# Instruction
Include the line containing "(0,0) rectangle (1560,1051);" and all lines before it, repeated exactly from the listing below, without pictures.

>> start

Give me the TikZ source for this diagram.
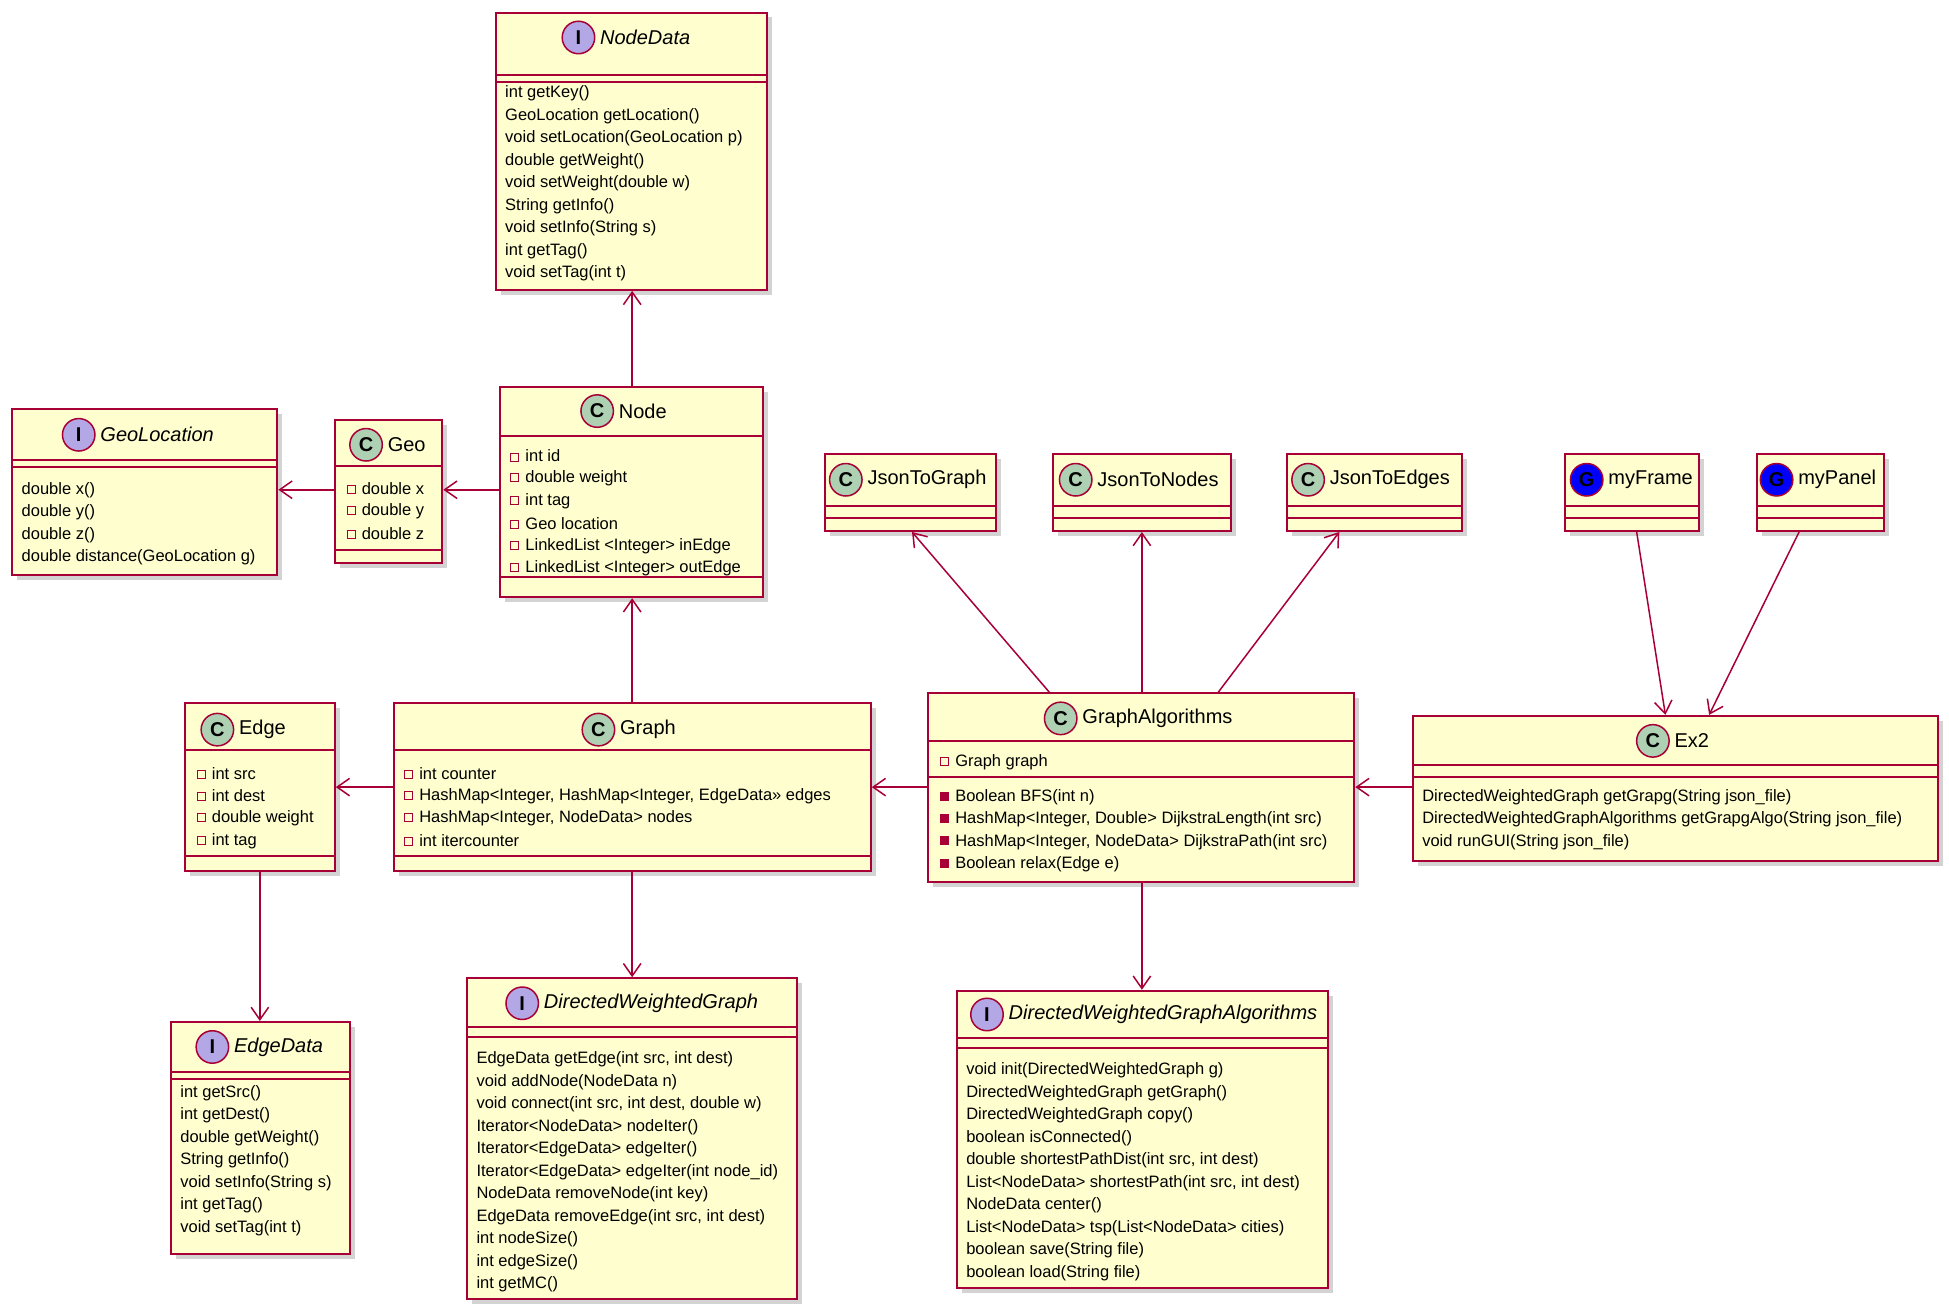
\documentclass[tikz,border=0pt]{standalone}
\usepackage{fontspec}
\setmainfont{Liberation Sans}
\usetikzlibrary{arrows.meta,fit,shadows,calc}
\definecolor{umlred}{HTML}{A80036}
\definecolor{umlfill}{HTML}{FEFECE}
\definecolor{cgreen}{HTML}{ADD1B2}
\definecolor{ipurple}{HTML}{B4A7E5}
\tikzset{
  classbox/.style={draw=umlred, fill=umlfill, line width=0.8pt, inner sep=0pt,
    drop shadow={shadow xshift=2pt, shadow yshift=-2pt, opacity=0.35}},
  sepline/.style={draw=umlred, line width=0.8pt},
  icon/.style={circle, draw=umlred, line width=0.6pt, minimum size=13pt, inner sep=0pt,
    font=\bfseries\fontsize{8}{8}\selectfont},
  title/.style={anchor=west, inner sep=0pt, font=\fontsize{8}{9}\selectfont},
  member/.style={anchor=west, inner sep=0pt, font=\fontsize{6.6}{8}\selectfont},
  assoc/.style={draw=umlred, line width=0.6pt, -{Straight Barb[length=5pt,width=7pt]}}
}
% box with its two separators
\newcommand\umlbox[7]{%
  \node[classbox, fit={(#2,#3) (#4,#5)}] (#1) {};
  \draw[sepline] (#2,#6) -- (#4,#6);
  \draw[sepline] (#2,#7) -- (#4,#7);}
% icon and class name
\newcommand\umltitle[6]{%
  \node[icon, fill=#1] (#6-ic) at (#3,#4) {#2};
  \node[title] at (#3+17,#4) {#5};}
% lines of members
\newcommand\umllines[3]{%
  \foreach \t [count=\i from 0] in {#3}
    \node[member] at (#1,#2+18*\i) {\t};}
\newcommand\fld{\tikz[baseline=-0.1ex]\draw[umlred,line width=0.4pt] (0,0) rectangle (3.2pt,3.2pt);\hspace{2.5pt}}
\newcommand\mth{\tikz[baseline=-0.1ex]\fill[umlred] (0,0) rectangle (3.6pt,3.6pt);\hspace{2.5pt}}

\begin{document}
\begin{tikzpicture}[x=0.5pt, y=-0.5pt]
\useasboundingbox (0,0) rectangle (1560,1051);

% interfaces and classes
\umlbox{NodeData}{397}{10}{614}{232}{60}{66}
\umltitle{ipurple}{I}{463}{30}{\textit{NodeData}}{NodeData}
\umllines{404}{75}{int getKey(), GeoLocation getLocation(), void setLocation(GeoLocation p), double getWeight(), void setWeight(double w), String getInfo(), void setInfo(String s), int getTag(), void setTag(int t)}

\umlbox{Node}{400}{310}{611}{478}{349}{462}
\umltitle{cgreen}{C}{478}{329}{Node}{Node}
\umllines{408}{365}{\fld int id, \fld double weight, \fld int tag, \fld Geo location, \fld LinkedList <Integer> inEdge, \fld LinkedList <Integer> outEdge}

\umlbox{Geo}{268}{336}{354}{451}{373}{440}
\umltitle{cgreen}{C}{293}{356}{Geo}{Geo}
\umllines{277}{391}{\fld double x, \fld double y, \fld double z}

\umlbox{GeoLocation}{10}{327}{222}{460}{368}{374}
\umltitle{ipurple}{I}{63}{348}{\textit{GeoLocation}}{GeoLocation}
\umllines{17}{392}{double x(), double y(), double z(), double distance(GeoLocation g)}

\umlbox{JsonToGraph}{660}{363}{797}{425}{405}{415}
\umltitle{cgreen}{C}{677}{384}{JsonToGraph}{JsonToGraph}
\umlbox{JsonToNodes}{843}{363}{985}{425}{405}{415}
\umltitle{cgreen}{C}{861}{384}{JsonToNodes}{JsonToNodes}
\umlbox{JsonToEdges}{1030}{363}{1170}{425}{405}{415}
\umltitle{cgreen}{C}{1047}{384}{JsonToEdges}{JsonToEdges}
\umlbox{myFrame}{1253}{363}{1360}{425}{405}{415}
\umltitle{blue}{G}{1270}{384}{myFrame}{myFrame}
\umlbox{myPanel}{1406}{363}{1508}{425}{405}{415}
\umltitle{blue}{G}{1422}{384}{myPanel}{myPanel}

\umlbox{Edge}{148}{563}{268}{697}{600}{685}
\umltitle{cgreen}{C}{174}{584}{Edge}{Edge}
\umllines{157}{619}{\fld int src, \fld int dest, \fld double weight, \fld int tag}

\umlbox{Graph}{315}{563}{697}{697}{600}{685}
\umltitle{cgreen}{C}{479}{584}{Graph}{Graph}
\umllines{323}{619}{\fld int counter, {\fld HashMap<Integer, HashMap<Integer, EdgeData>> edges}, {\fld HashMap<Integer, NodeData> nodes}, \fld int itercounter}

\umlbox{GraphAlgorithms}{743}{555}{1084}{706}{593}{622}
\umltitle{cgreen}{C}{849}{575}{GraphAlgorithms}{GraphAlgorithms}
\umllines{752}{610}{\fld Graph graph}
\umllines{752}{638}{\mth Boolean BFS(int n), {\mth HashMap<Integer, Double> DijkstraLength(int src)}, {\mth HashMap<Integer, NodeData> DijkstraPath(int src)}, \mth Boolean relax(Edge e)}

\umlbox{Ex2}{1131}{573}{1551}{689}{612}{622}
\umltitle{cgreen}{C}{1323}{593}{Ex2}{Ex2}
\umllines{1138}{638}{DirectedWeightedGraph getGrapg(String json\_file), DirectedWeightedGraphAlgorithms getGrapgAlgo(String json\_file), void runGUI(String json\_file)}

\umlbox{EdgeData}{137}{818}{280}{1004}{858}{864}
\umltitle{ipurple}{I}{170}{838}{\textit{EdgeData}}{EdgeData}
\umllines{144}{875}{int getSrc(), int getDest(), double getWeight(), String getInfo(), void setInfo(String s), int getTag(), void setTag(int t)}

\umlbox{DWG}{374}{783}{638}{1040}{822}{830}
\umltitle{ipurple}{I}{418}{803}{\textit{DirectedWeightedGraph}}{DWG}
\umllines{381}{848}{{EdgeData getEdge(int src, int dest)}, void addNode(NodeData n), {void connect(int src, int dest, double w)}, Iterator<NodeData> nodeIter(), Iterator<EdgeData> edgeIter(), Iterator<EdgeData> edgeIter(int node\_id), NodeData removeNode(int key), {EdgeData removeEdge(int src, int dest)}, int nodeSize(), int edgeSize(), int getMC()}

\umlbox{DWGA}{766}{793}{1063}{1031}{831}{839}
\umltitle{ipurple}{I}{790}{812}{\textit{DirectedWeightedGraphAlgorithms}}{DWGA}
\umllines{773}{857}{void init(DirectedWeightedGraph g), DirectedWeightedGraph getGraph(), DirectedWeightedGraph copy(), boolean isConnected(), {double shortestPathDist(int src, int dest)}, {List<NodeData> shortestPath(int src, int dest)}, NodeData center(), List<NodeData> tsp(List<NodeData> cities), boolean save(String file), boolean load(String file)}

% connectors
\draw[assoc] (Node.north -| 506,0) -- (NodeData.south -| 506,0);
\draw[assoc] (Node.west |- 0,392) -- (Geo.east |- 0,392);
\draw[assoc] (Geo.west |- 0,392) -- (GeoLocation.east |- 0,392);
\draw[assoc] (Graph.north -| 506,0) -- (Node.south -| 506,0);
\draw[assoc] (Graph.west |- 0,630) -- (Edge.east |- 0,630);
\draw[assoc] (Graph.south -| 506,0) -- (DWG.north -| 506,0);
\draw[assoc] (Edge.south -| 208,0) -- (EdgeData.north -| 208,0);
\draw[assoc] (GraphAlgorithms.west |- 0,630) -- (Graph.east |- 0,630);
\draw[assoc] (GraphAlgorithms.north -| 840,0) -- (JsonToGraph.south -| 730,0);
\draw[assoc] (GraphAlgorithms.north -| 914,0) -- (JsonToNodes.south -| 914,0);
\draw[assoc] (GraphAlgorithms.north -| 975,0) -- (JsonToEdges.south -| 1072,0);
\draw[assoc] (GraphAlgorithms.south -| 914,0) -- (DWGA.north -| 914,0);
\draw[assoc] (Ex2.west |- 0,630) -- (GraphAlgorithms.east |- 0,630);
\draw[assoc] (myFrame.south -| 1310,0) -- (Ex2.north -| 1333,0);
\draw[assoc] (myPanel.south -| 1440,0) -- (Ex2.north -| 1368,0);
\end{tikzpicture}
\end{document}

>> end

# Full response
Give me the TikZ source for this diagram.
\documentclass[tikz,border=0pt]{standalone}
\usepackage{fontspec}
\setmainfont{Liberation Sans}
\usetikzlibrary{arrows.meta,fit,shadows,calc}
\definecolor{umlred}{HTML}{A80036}
\definecolor{umlfill}{HTML}{FEFECE}
\definecolor{cgreen}{HTML}{ADD1B2}
\definecolor{ipurple}{HTML}{B4A7E5}
\tikzset{
  classbox/.style={draw=umlred, fill=umlfill, line width=0.8pt, inner sep=0pt,
    drop shadow={shadow xshift=2pt, shadow yshift=-2pt, opacity=0.35}},
  sepline/.style={draw=umlred, line width=0.8pt},
  icon/.style={circle, draw=umlred, line width=0.6pt, minimum size=13pt, inner sep=0pt,
    font=\bfseries\fontsize{8}{8}\selectfont},
  title/.style={anchor=west, inner sep=0pt, font=\fontsize{8}{9}\selectfont},
  member/.style={anchor=west, inner sep=0pt, font=\fontsize{6.6}{8}\selectfont},
  assoc/.style={draw=umlred, line width=0.6pt, -{Straight Barb[length=5pt,width=7pt]}}
}
% box with its two separators
\newcommand\umlbox[7]{%
  \node[classbox, fit={(#2,#3) (#4,#5)}] (#1) {};
  \draw[sepline] (#2,#6) -- (#4,#6);
  \draw[sepline] (#2,#7) -- (#4,#7);}
% icon and class name
\newcommand\umltitle[6]{%
  \node[icon, fill=#1] (#6-ic) at (#3,#4) {#2};
  \node[title] at (#3+17,#4) {#5};}
% lines of members
\newcommand\umllines[3]{%
  \foreach \t [count=\i from 0] in {#3}
    \node[member] at (#1,#2+18*\i) {\t};}
\newcommand\fld{\tikz[baseline=-0.1ex]\draw[umlred,line width=0.4pt] (0,0) rectangle (3.2pt,3.2pt);\hspace{2.5pt}}
\newcommand\mth{\tikz[baseline=-0.1ex]\fill[umlred] (0,0) rectangle (3.6pt,3.6pt);\hspace{2.5pt}}

\begin{document}
\begin{tikzpicture}[x=0.5pt, y=-0.5pt]
\useasboundingbox (0,0) rectangle (1560,1051);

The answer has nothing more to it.